Furthermore, in calculus and higher mathematics, the idea of powers and roots, including cubes, is pervasive. Understanding exponents and how they interact with multiplication and division is a core skill that perfect cubes reinforce. They serve as excellent examples when learning about exponent rules, especially the rule for raising a power to another power ($(x^m)^n = x^{mn}$), which is crucial for algebraic perfect cubes.
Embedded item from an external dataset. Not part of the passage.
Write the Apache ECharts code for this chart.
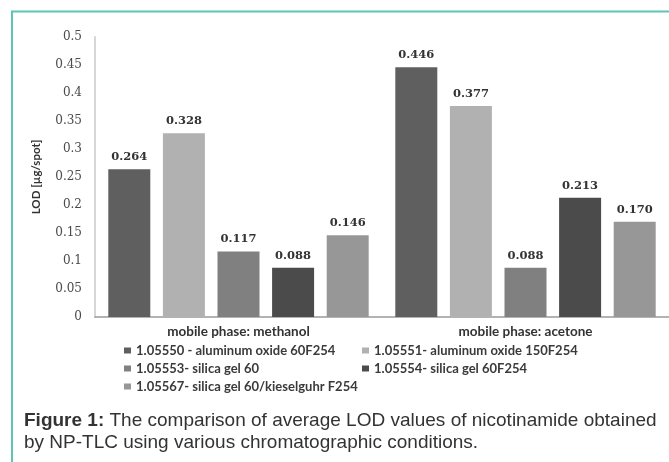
<!DOCTYPE html>
<html>
<head>
<meta charset="utf-8">
<script src="https://cdn.jsdelivr.net/npm/echarts@6/dist/echarts.min.js"></script>
<style>
html,body{margin:0;padding:0;background:#fff;}
#chart{width:669px;height:462px;}
</style>
</head>
<body>
<div id="chart"></div>
<script>
const categories = ['mobile phase: methanol', 'mobile phase: acetone'];
const seriesNames = [
  '1.05550 - aluminum oxide 60F254',
  '1.05551- aluminum oxide 150F254',
  '1.05553- silica gel 60',
  '1.05554- silica gel 60F254',
  '1.05567- silica gel 60/kieselguhr F254'
];
const s1 = [0.264, 0.446];
const s2 = [0.328, 0.377];
const s3 = [0.117, 0.088];
const s4 = [0.088, 0.213];
const s5 = [0.146, 0.170];
const yTicks = [0, 0.05, 0.1, 0.15, 0.2, 0.25, 0.3, 0.35, 0.4, 0.45, 0.5];
const colors = ['#5f5f5f', '#b1b1b1', '#808080', '#4b4b4b', '#979797'];
const values = [s1, s2, s3, s4, s5];

const legendPos = [[124, 344], [362, 344], [124, 362], [362, 362], [124, 380]];

const chart = echarts.init(document.getElementById('chart'));
chart.setOption({
  backgroundColor: '#fff',
  animation: false,
  grid: {left: 95, top: 37, width: 583, bottom: 145},
  legend: seriesNames.map((n, i) => ({
    data: [n], left: legendPos[i][0], top: legendPos[i][1], padding: 0,
    itemWidth: 7, itemHeight: 6, itemGap: 5,
    icon: 'rect',
    textStyle: {fontFamily: 'Lato', fontWeight: 'bold', fontSize: 13, color: '#3a3a3a'}
  })),
  xAxis: {
    type: 'category', data: categories,
    axisLine: {lineStyle: {color: '#9a9a9a', width: 1.5}},
    axisTick: {show: false},
    axisLabel: {margin: 8, fontFamily: 'Lato', fontWeight: 'bold', fontSize: 13.5, color: '#333'}
  },
  yAxis: {
    type: 'value', min: 0, max: 0.5, interval: 0.05,
    name: 'LOD [µg/spot]', nameLocation: 'middle', nameGap: 53, nameRotate: 90,
    nameTextStyle: {fontFamily: 'Lato', fontWeight: 'bold', fontSize: 11.5, color: '#333'},
    axisLine: {show: true, lineStyle: {color: '#d6d6d6', width: 2}},
    axisTick: {show: false},
    splitLine: {show: false},
    axisLabel: {
      margin: 13, fontFamily: 'DejaVu Serif', fontSize: 12, color: '#4a4a4a',
      formatter: v => { const t = yTicks.find(x => Math.abs(x - v) < 1e-9); return t === undefined ? '' : String(+t.toFixed(2)); }
    }
  },
  series: values.map((d, i) => ({
    name: seriesNames[i], type: 'bar', data: d,
    barWidth: 42, barGap: '30%',
    itemStyle: {color: colors[i]},
    label: {
      show: true, position: 'top', distance: 6,
      fontFamily: 'DejaVu Serif', fontWeight: 'bold', fontSize: 11.5, color: '#333',
      formatter: p => p.value.toFixed(3)
    }
  })),
  graphic: [
    {type: 'polyline', shape: {points: [[12, 470], [12, 11.5], [680, 11.5]]},
     style: {stroke: '#5cc5b3', lineWidth: 2, fill: null}},
    {type: 'text', left: 24, top: 411, style: {
      rich: {b: {fontFamily: 'Liberation Sans', fontWeight: 'bold', fontSize: 19, fill: '#333', lineHeight: 22},
             n: {fontFamily: 'Liberation Sans', fontSize: 19, fill: '#333', lineHeight: 22}},
      text: '{b|Figure 1:}{n| The comparison of average LOD values of nicotinamide obtained}\n{n|by NP-TLC using various chromatographic conditions.}'
    }}
  ]
});
</script>
</body>
</html>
So, while it might seem like a niche topic, mastering the identification and properties of perfect cubes builds a strong foundation for more advanced mathematical concepts and their practical applications. It's all about building those foundational skills, and perfect cubes are a solid part of that foundation!

Conclusion

So there you have it, team! We've journeyed through the definition of perfect cubes, learned how to spot them both in numbers and in algebraic expressions, and even figured out which of the given options fit the bill. Remember, a perfect cube is simply a number or expression that results from cubing an integer or an algebraic term. For numbers, it means their cube root is a whole number. For algebraic expressions, it means both the coefficient and the exponent (if applicable) must follow specific rules: the coefficient must be a perfect cube, and the exponent must be a multiple of three. We identified 64, $8 x^3$, and $125 x^9$ as the perfect cubes from the list provided. Keep practicing, and you'll become a whiz at recognizing these mathematical marvels! Keep exploring, keep questioning, and most importantly, keep enjoying the fascinating world of mathematics. You guys are doing great!